Your instructions.
Extract all lines that hold "this" from the records below.

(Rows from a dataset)

——————————

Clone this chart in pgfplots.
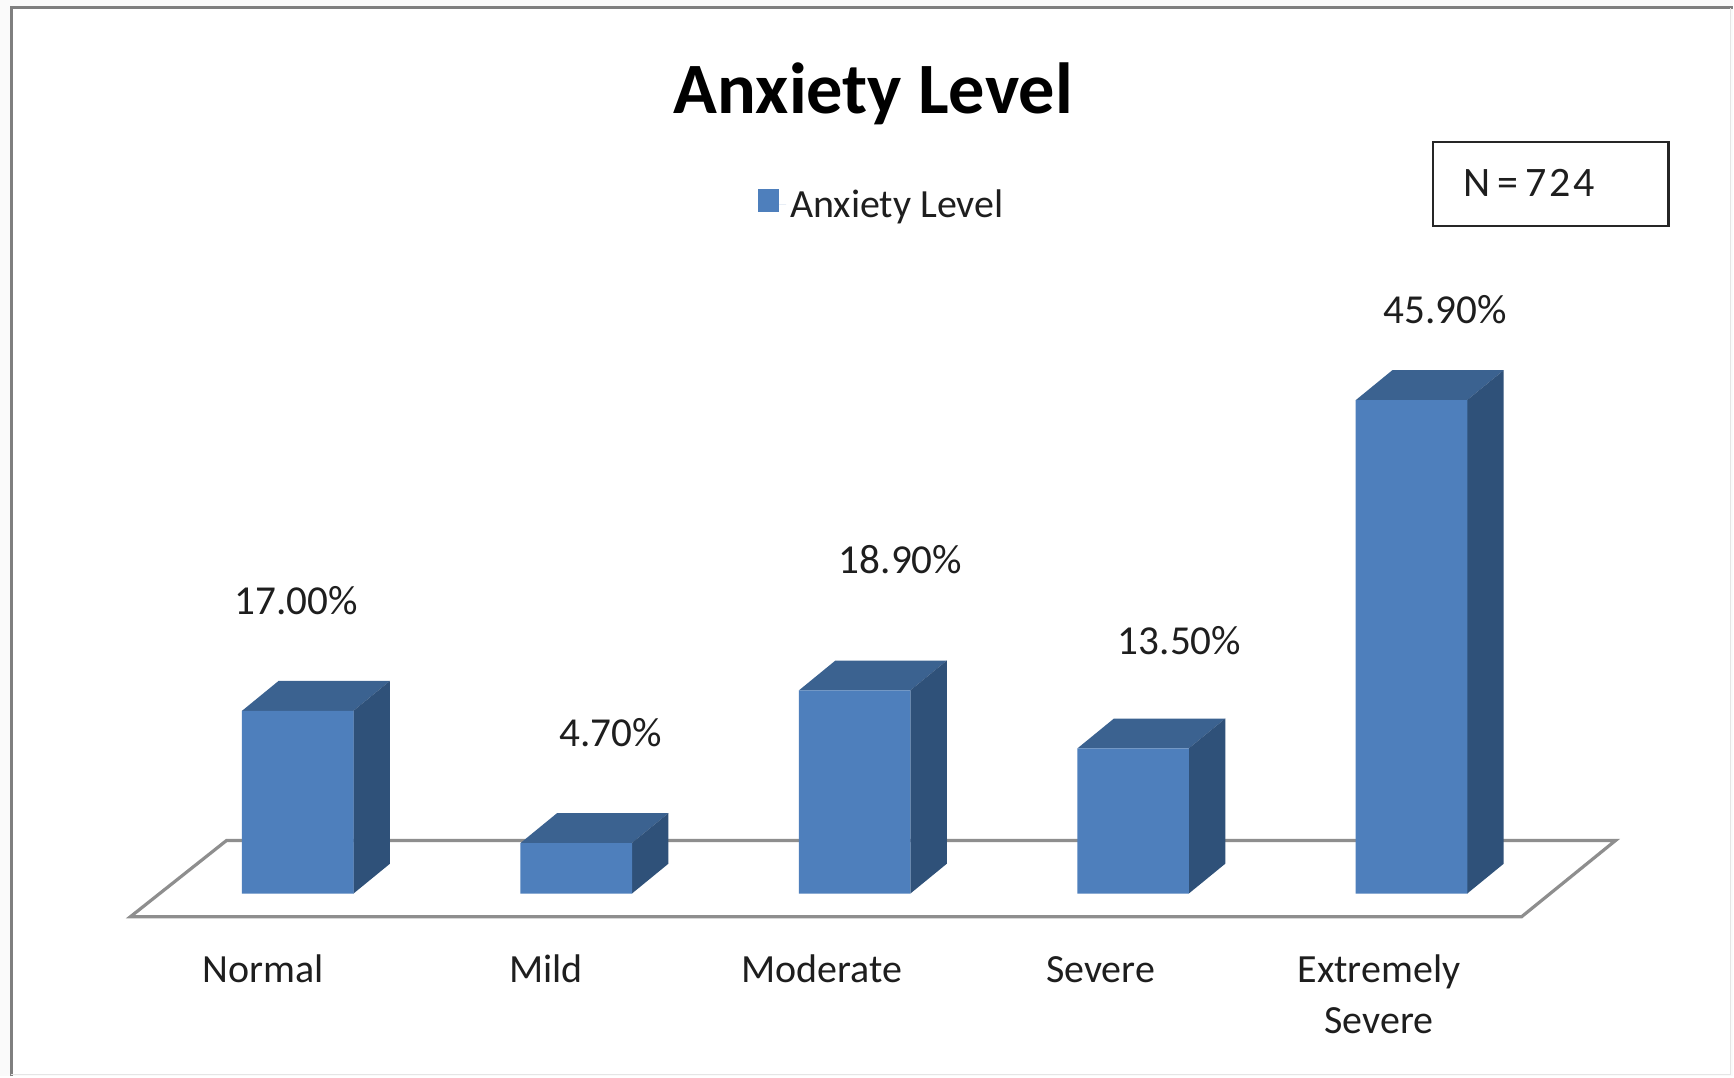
\documentclass[border=0pt]{standalone}
\usepackage{fontspec}
\setmainfont{Carlito}
\usepackage{pgfplots}
\pgfplotsset{compat=1.18}
\definecolor{barfront}{HTML}{4E7FBC}
\definecolor{bartop}{HTML}{3B6290}
\definecolor{barside}{HTML}{2F5179}
\definecolor{floorline}{HTML}{8E8E8E}
\definecolor{frameline}{HTML}{7F7F7F}
\definecolor{pagetone}{HTML}{FAFAFA}
\definecolor{labeltext}{HTML}{1E1E1E}

% Each category sits at 0,1,2,...; y is the percentage.
\pgfplotstableread{
x v
0 17.0
1 4.7
2 18.9
3 13.5
4 45.9
}\anxiety

\newcommand{\valuelabel}[3]{\node[anchor=base,font=\fontsize{20.6}{24}\selectfont,text=labeltext,inner sep=0pt] at (axis cs:#1,#2) {#3};}

\begin{document}
\begin{tikzpicture}
\begin{axis}[
  scale only axis,
  width=867pt, height=458.4pt,
  xmin=-1.0694, xmax=5.1528,
  ymin=-2.088, ymax=83.11,
  clip=false,
  axis on top,
  axis line style={draw=none},
  ytick=\empty,
  xtick={-0.125,0.891,1.883,2.883,3.883},
  xticklabels={\strut Normal,\strut Mild,\strut Moderate,\strut Severe,{\strut Extremely\\\strut Severe}},
  tick style={draw=none},
  xticklabel style={align=center,yshift=-12.1pt,text=labeltext,
    font=\fontsize{20}{25.4}\selectfont},
  legend style={draw=none,fill=none,at={(axis cs:2.102,64.07)},anchor=center,
    font=\fontsize{20}{24}\selectfont\color{labeltext},inner sep=0pt},
  legend image code/.code={\path (0pt,0pt) -- (13.8pt,0pt);\fill[barfront] (0pt,-3.5pt) rectangle (10.5pt,8pt);},
]
  % Sheet and window frame
  \fill[pagetone] (axis cs:-1.0694,-17.0) rectangle (axis cs:5.1528,83.11);
  \fill[white] (axis cs:-1.029,-16.85) rectangle (axis cs:5.145,82.37);
  \draw[frameline,line width=1.5pt] (axis cs:-1.029,-17.0) -- (axis cs:-1.029,82.37) -- (axis cs:5.1528,82.37);
  \draw[gray!20,line width=0.6pt] (axis cs:-1.029,-16.85) -- (axis cs:5.145,-16.85) -- (axis cs:5.145,82.37);

  % Floor of the 3D chart
  \addplot[forget plot,draw=floorline,line width=1.6pt,fill=white] coordinates
    {(-0.6012,-2.158) (4.3952,-2.158) (4.7325,4.933) (-0.2560,4.933)} -- cycle;

  % Top faces
  \addplot[forget plot,draw=none,fill=bartop] coordinates {(-0.2,17) (0.2,17) (0.331,19.775) (-0.069,19.775)} -- cycle;
  \addplot[forget plot,draw=none,fill=bartop] coordinates {(0.8,4.7) (1.2,4.7) (1.331,7.475) (0.931,7.475)} -- cycle;
  \addplot[forget plot,draw=none,fill=bartop] coordinates {(1.8,18.9) (2.2,18.9) (2.331,21.675) (1.931,21.675)} -- cycle;
  \addplot[forget plot,draw=none,fill=bartop] coordinates {(2.8,13.5) (3.2,13.5) (3.331,16.275) (2.931,16.275)} -- cycle;
  \addplot[forget plot,draw=none,fill=bartop] coordinates {(3.8,45.9) (4.2,45.9) (4.331,48.675) (3.931,48.675)} -- cycle;

  % Side faces
  \addplot[forget plot,draw=none,fill=barside] coordinates {(0.2,0) (0.331,2.775) (0.331,19.775) (0.2,17)} -- cycle;
  \addplot[forget plot,draw=none,fill=barside] coordinates {(1.2,0) (1.331,2.775) (1.331,7.475) (1.2,4.7)} -- cycle;
  \addplot[forget plot,draw=none,fill=barside] coordinates {(2.2,0) (2.331,2.775) (2.331,21.675) (2.2,18.9)} -- cycle;
  \addplot[forget plot,draw=none,fill=barside] coordinates {(3.2,0) (3.331,2.775) (3.331,16.275) (3.2,13.5)} -- cycle;
  \addplot[forget plot,draw=none,fill=barside] coordinates {(4.2,0) (4.331,2.775) (4.331,48.675) (4.2,45.9)} -- cycle;

  % Front faces
  \addplot[ybar,bar width=55.85pt,draw=none,fill=barfront] table[x=x,y=v] {\anxiety};
  \addlegendentry{Anxiety Level}

  % Value labels
  \valuelabel{-0.005}{26.0}{17.00\%}
  \valuelabel{1.123}{13.67}{4.70\%}
  \valuelabel{2.165}{29.77}{18.90\%}
  \valuelabel{3.167}{22.26}{13.50\%}
  \valuelabel{4.121}{53.0}{45.90\%}

  % Title
  \node[anchor=base,font=\fontsize{36.2}{40}\selectfont\bfseries,inner sep=0pt] at (axis cs:2.067,72.53) {Anxiety Level};

  % Sample size box
  \draw[black!85,line width=1.2pt] (axis cs:4.077,69.9) rectangle (axis cs:4.923,62.1);
  \node[anchor=base west,font=\fontsize{21}{24}\selectfont\addfontfeature{LetterSpace=6.5},text=labeltext,inner sep=0pt] at (axis cs:4.185,64.8) {N\,=\,724};
\end{axis}
\end{tikzpicture}
\end{document}
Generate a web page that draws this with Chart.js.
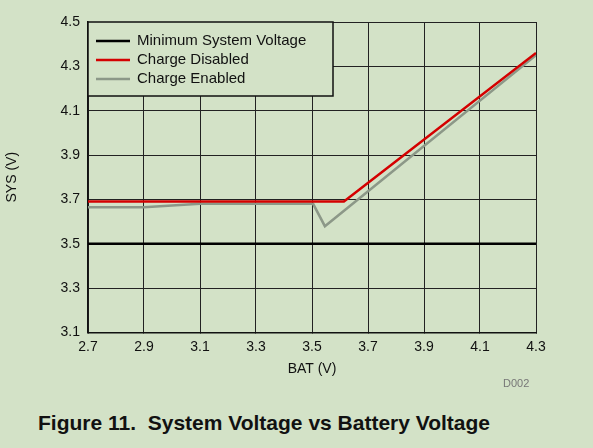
<!DOCTYPE html>
<html><head>
<script src="https://cdn.jsdelivr.net/npm/chart.js@4"></script>
<style>
body{margin:0;background:#d3e2c7;width:593px;height:448px;overflow:hidden;font-family:"Liberation Sans",Arial,sans-serif}
#wrap{position:absolute;left:0;top:0;width:593px;height:400px}
#cap{position:absolute;left:38px;top:411px;font-weight:bold;font-size:21px;color:#111}
#d{position:absolute;left:503px;top:377px;font-size:11px;color:#777}
</style></head><body>
<div id="wrap"><canvas id="c"></canvas></div>
<div id="d">D002</div>
<div id="cap">Figure 11.&nbsp; System Voltage vs Battery Voltage</div>
<script>
const xTicks = [2.7, 2.9, 3.1, 3.3, 3.5, 3.7, 3.9, 4.1, 4.3];
const yTicks = [3.1, 3.3, 3.5, 3.7, 3.9, 4.1, 4.3, 4.5];
const minSys = [{x: 2.7, y: 3.5}, {x: 4.3, y: 3.5}];
const chargeDisabled = [{x: 2.7, y: 3.69}, {x: 3.614, y: 3.69}, {x: 4.3, y: 4.36}];
const chargeEnabled = [{x: 2.7, y: 3.665}, {x: 2.9, y: 3.665}, {x: 3.1, y: 3.68}, {x: 3.504, y: 3.68}, {x: 3.546, y: 3.579}, {x: 4.3, y: 4.35}];

new Chart(document.getElementById('c'), {
  type: 'line',
  data: {
    datasets: [
      { label: 'Minimum System Voltage', data: minSys, borderColor: '#000', borderWidth: 2.5 },
      { label: 'Charge Disabled', data: chargeDisabled, borderColor: '#d40000', borderWidth: 2.5 },
      { label: 'Charge Enabled', data: chargeEnabled, borderColor: '#8c9888', borderWidth: 2.5 }
    ]
  },
  options: {
    responsive: true, maintainAspectRatio: false, animation: false,
    layout: { padding: { left: 0, right: 57, top: 22, bottom: 22 } },
    elements: { point: { radius: 0 }, line: { tension: 0 } },
    plugins: {
      legend: { display: false },
      tooltip: { enabled: false }
    },
    scales: {
      x: {
        type: 'linear', min: 2.7, max: 4.3,
        afterBuildTicks: a => { a.ticks = xTicks.map(v => ({ value: v })); },
        ticks: { color: '#111', font: { size: 14 }, callback: v => v.toFixed(1), padding: 6 },
        grid: { color: '#222', lineWidth: 1, tickLength: 0 },
        border: { color: '#111', width: 1.5 },
        title: { display: true, text: 'BAT (V)', color: '#111', font: { size: 14 }, padding: 0 }
      },
      y: {
        min: 3.1, max: 4.5,
        afterBuildTicks: a => { a.ticks = yTicks.map(v => ({ value: v })); },
        afterFit: a => { a.width = 88; },
        ticks: { color: '#111', font: { size: 14 }, callback: v => v.toFixed(1), padding: 8 },
        grid: { color: '#222', lineWidth: 1, tickLength: 0 },
        border: { color: '#111', width: 1.5 },
        title: { display: true, text: 'SYS (V)', color: '#111', font: { size: 14 } }
      }
    }
  },
  plugins: [{
    id: 'box',
    afterDraw(chart) {
      const { ctx, chartArea: a } = chart;
      const x = a.left, y = a.top, w = 245, h = 74;
      ctx.save();
      ctx.fillStyle = '#d3e2c7';
      ctx.fillRect(x, y, w, h);
      ctx.strokeStyle = '#111'; ctx.lineWidth = 1.5;
      ctx.strokeRect(x, y, w, h);
      ctx.font = '15px "Liberation Sans", Arial, sans-serif';
      ctx.textBaseline = 'middle';
      chart.data.datasets.forEach((d, i) => {
        const ly = y + 19 + i * 19;
        ctx.strokeStyle = d.borderColor; ctx.lineWidth = 2.5;
        ctx.beginPath(); ctx.moveTo(x + 8, ly); ctx.lineTo(x + 42, ly); ctx.stroke();
        ctx.fillStyle = '#111';
        ctx.fillText(d.label, x + 49, ly);
      });
      ctx.restore();
    }
  }]
});
</script>
</body></html>
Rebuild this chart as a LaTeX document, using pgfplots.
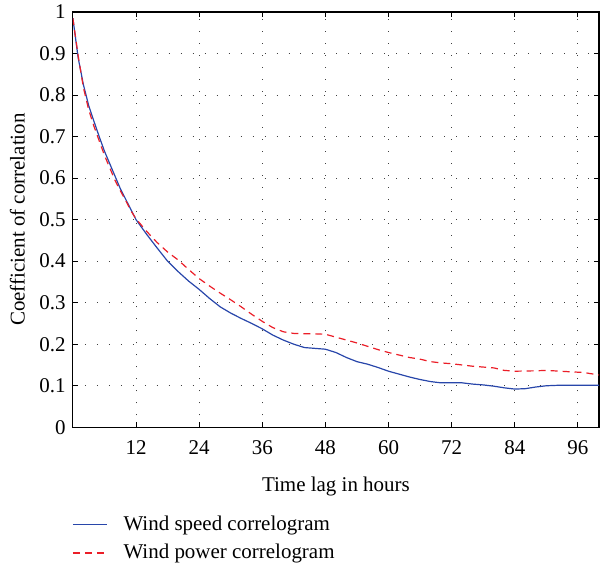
\documentclass[border=0pt]{standalone}
\usepackage{fontspec}
\setmainfont{Liberation Serif}
\usepackage{pgfplots}
\pgfplotsset{compat=1.18}
\definecolor{speedblue}{RGB}{40,70,170}
\definecolor{powerred}{RGB}{235,30,40}
\begin{document}
\fontsize{10.5}{12.6}\selectfont
\begin{tikzpicture}
\begin{axis}[
  at={(0,0)}, anchor=south west,
  scale only axis, width=263.5pt, height=208pt,
  xmin=0, xmax=100, ymin=0, ymax=1,
  xtick={12,24,36,48,60,72,84,96},
  ytick={0,0.1,0.2,0.3,0.4,0.5,0.6,0.7,0.8,0.9,1},
  /pgf/number format/fixed,
  /pgf/number format/assume math mode=true,
  tick label style={font=\fontsize{10.5}{12.6}\selectfont},
  xticklabel style={yshift=-3pt},
  label style={font=\fontsize{10.5}{12.6}\selectfont},
  major tick length=2.5pt,
  tick style={black, line width=0.5pt},
  axis line style={line width=0.6pt},
  grid=major,
  major grid style={line width=0.5pt, black!75, dash pattern=on 0.5pt off 5.5pt},
  xlabel={Time lag in hours},
  ylabel={Coefficient of correlation},
  xlabel style={yshift=-4pt},
  ylabel style={yshift=0pt},
  legend style={at={(0,0)}, anchor=north west, xshift=-3.5pt, yshift=-40pt,
    draw=none, fill=none, font=\fontsize{10.5}{12.6}\selectfont,
    row sep=1.5pt,
    /tikz/every odd column/.append style={column sep=6pt}},
  legend cell align=left,
]
\addplot[speedblue, line width=0.6pt] coordinates {
(0,0.985)(1,0.89)(2,0.825)(3,0.775)(4,0.737)(5,0.70)(6,0.665)(7,0.635)(8,0.605)(9,0.575)(10,0.55)(11,0.525)(12,0.50)(14,0.465)(16,0.432)(18,0.40)(20,0.375)(22,0.352)(24,0.332)(26,0.31)(28,0.29)(30,0.275)(32,0.262)(34,0.25)(36,0.237)(38,0.222)(40,0.21)(42,0.2)(44,0.192)(46,0.19)(48,0.188)(50,0.18)(52,0.168)(54,0.158)(56,0.152)(58,0.144)(60,0.135)(62,0.128)(64,0.121)(66,0.115)(68,0.110)(70,0.107)(74,0.107)(76,0.104)(78,0.102)(80,0.099)(82,0.095)(84,0.092)(86,0.093)(88,0.097)(90,0.100)(92,0.101)(100,0.101)
};
\addlegendentry{Wind speed correlogram}
\addplot[powerred, line width=0.6pt, dash pattern=on 3.5pt off 2.5pt] coordinates {
(0,0.985)(1,0.895)(2,0.818)(3,0.765)(4,0.725)(5,0.69)(6,0.655)(7,0.625)(8,0.595)(9,0.57)(10,0.547)(11,0.522)(12,0.502)(14,0.472)(16,0.445)(18,0.422)(20,0.403)(22,0.38)(24,0.358)(26,0.34)(28,0.323)(30,0.307)(32,0.29)(34,0.272)(36,0.255)(38,0.24)(40,0.23)(42,0.226)(44,0.225)(46,0.225)(48,0.224)(50,0.217)(52,0.21)(54,0.203)(56,0.195)(58,0.187)(60,0.18)(62,0.174)(64,0.168)(66,0.164)(68,0.158)(70,0.155)(72,0.153)(74,0.15)(76,0.147)(78,0.145)(80,0.143)(82,0.137)(84,0.135)(88,0.136)(90,0.137)(94,0.134)(97,0.132)(100,0.126)
};
\addlegendentry{Wind power correlogram}
\end{axis}
\pgfresetboundingbox
\path (-36.5pt,-69.5pt) rectangle (264pt,214pt);
\end{tikzpicture}
\end{document}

——————————

Response.
Clone this chart in pgfplots.
Generate a web page that draws this with Chart.js.
Rebuild this chart as a LaTeX document, using pgfplots.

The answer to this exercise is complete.